Problem to work on:
Reproduce the material below line by line, beginning with its first line and ending with the line that contains "4, 5, 6, 7, 8];"; leave out pictures.

Collected material:
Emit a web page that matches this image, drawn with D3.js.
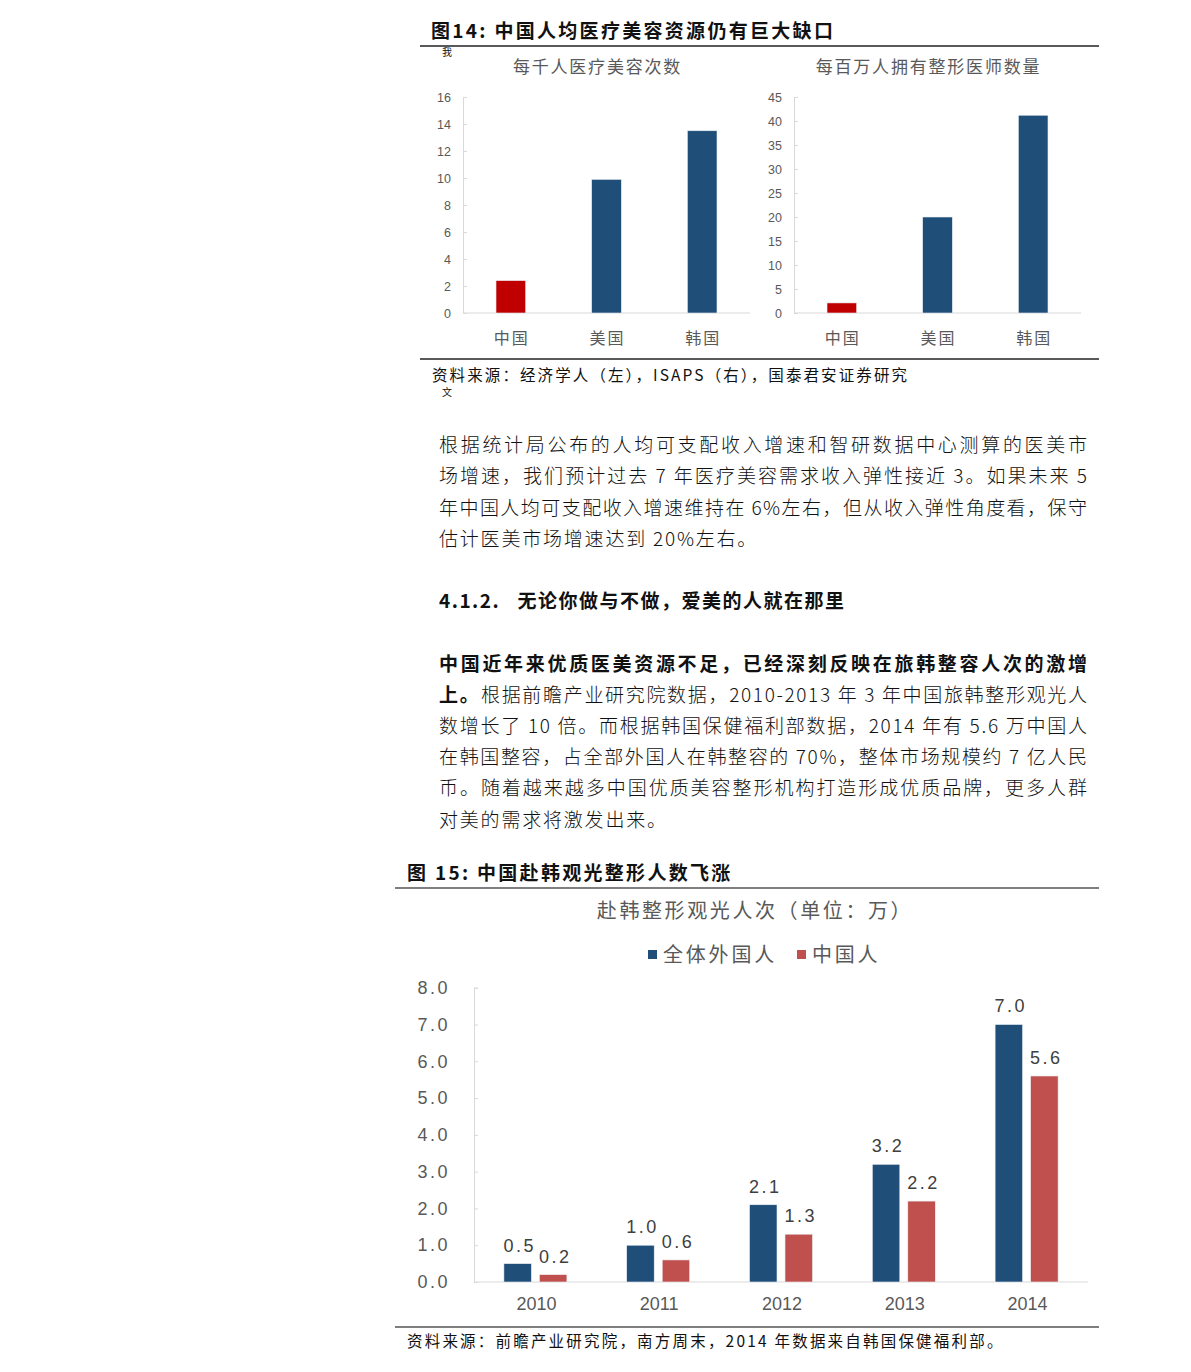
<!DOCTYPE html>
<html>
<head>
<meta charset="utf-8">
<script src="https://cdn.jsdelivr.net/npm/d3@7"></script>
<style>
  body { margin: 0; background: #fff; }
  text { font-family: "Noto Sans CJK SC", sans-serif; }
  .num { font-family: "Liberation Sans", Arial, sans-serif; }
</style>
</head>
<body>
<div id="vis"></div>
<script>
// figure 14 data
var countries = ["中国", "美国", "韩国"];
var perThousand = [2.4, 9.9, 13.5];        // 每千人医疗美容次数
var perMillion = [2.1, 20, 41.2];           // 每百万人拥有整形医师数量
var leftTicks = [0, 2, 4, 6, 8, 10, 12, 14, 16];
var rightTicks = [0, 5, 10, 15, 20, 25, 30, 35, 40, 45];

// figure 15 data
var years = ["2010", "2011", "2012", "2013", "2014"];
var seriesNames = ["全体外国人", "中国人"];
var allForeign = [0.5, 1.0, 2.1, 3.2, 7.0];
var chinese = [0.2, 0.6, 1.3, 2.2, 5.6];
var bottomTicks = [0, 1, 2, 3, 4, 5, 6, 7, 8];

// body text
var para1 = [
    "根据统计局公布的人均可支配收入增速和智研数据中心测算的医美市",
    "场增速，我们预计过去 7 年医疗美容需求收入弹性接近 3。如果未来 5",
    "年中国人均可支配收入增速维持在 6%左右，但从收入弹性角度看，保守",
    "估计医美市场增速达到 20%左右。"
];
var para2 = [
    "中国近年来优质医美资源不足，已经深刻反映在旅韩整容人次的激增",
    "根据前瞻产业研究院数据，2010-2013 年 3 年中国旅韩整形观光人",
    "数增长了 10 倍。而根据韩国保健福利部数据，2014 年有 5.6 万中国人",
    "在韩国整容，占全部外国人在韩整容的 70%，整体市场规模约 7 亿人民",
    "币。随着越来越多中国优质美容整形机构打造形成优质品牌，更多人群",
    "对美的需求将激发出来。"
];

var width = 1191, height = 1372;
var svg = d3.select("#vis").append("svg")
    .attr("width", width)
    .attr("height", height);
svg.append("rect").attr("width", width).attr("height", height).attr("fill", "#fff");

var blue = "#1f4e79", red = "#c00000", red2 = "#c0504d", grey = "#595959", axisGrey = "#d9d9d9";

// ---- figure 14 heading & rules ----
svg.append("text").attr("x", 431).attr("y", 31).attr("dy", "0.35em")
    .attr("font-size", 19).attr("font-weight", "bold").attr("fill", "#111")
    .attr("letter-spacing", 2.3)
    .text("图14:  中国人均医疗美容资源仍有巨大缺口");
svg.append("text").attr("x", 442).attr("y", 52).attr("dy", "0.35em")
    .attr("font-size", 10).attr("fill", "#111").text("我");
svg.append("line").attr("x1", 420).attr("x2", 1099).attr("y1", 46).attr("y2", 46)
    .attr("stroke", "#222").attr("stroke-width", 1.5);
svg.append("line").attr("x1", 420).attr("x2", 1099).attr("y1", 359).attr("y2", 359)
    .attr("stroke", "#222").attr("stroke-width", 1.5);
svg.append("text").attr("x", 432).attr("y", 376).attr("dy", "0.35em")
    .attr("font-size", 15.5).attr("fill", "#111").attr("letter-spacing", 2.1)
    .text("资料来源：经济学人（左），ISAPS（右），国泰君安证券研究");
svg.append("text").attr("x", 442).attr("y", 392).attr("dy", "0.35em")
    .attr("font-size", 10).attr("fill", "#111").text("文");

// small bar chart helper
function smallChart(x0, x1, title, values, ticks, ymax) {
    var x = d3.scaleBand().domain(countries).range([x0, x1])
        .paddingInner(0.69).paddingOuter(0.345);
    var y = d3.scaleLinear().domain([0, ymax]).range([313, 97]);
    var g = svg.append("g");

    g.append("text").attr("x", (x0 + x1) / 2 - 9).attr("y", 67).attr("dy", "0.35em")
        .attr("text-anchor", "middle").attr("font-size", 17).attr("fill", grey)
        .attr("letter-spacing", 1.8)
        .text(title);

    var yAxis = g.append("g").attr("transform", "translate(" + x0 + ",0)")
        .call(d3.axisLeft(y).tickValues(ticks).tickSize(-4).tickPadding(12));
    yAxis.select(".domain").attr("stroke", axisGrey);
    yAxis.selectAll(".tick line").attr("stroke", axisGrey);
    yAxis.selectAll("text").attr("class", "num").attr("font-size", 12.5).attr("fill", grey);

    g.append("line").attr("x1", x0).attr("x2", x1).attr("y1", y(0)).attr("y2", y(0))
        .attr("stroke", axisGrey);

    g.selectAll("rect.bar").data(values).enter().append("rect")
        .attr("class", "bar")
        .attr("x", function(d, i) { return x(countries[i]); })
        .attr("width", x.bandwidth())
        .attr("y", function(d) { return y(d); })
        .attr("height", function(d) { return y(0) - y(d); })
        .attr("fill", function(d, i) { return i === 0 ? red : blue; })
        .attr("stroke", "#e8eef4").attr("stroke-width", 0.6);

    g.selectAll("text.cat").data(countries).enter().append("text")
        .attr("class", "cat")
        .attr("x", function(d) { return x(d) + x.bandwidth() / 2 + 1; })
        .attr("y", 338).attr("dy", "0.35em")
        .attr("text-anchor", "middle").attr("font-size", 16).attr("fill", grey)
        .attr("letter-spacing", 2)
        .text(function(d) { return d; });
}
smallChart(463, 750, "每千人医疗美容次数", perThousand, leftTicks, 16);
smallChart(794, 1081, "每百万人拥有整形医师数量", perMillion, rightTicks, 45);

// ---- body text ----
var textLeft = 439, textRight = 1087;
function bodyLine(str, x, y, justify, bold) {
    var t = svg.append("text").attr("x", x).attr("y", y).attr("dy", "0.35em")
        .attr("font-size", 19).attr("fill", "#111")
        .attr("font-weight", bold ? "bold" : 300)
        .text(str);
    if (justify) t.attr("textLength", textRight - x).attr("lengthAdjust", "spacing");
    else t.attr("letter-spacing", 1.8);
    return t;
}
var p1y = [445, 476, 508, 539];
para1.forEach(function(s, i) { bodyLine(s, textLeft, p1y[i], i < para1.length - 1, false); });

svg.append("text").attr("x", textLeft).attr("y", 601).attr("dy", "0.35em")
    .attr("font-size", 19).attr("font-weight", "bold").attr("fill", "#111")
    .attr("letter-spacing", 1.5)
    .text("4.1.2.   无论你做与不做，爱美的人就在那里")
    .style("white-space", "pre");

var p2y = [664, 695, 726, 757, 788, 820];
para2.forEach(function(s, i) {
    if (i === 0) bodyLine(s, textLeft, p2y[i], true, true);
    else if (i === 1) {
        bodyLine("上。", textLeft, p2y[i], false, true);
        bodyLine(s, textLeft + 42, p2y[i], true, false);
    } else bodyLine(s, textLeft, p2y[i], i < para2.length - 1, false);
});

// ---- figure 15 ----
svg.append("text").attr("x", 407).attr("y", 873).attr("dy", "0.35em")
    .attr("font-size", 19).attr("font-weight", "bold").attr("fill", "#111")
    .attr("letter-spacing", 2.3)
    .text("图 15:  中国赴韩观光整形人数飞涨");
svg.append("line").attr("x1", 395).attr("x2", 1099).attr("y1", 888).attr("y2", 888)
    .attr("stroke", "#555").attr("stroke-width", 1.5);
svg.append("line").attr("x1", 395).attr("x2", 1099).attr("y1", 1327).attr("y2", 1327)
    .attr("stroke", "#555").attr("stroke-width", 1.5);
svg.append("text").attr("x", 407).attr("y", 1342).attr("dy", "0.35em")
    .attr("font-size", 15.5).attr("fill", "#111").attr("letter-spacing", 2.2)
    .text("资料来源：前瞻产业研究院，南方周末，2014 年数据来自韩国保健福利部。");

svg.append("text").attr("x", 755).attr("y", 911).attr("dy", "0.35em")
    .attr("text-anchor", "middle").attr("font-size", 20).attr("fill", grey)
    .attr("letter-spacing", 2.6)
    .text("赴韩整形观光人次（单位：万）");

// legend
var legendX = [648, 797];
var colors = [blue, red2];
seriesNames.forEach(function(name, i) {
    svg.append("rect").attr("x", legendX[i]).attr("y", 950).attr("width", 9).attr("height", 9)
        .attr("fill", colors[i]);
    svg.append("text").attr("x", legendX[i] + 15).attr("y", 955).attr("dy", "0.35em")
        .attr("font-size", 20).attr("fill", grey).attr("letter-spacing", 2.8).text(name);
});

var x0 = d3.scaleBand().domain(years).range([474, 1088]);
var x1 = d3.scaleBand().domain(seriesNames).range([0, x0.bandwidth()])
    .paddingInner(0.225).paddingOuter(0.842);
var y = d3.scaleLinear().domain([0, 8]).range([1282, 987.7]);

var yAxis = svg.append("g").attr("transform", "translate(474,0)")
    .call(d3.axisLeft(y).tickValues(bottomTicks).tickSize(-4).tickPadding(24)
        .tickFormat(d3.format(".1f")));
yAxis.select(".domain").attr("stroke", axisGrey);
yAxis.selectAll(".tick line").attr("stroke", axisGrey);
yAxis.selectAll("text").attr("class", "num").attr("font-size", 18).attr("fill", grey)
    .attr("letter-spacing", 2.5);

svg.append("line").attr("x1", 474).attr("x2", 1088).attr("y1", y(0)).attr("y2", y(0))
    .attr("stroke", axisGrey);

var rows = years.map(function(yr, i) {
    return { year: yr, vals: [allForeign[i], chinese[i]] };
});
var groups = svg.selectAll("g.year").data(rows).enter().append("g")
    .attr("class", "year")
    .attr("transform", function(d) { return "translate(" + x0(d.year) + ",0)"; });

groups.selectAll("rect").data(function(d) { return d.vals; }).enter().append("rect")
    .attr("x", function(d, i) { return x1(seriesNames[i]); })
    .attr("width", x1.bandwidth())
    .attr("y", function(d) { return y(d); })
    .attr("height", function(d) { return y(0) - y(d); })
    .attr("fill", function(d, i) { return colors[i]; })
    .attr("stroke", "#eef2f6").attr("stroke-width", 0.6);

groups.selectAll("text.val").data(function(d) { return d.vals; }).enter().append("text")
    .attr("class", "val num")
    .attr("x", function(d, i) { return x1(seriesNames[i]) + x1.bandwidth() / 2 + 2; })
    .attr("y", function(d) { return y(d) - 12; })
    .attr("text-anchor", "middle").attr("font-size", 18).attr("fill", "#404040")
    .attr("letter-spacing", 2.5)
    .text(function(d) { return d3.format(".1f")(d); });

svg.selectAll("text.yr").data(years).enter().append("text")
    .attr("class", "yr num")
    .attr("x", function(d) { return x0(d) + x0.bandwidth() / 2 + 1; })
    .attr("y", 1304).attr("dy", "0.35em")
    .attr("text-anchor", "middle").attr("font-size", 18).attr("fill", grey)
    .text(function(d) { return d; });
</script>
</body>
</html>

Answer for the task:
Emit a web page that matches this image, drawn with D3.js.
<!DOCTYPE html>
<html>
<head>
<meta charset="utf-8">
<script src="https://cdn.jsdelivr.net/npm/d3@7"></script>
<style>
  body { margin: 0; background: #fff; }
  text { font-family: "Noto Sans CJK SC", sans-serif; }
  .num { font-family: "Liberation Sans", Arial, sans-serif; }
</style>
</head>
<body>
<div id="vis"></div>
<script>
// figure 14 data
var countries = ["中国", "美国", "韩国"];
var perThousand = [2.4, 9.9, 13.5];        // 每千人医疗美容次数
var perMillion = [2.1, 20, 41.2];           // 每百万人拥有整形医师数量
var leftTicks = [0, 2, 4, 6, 8, 10, 12, 14, 16];
var rightTicks = [0, 5, 10, 15, 20, 25, 30, 35, 40, 45];

// figure 15 data
var years = ["2010", "2011", "2012", "2013", "2014"];
var seriesNames = ["全体外国人", "中国人"];
var allForeign = [0.5, 1.0, 2.1, 3.2, 7.0];
var chinese = [0.2, 0.6, 1.3, 2.2, 5.6];
var bottomTicks = [0, 1, 2, 3, 4, 5, 6, 7, 8];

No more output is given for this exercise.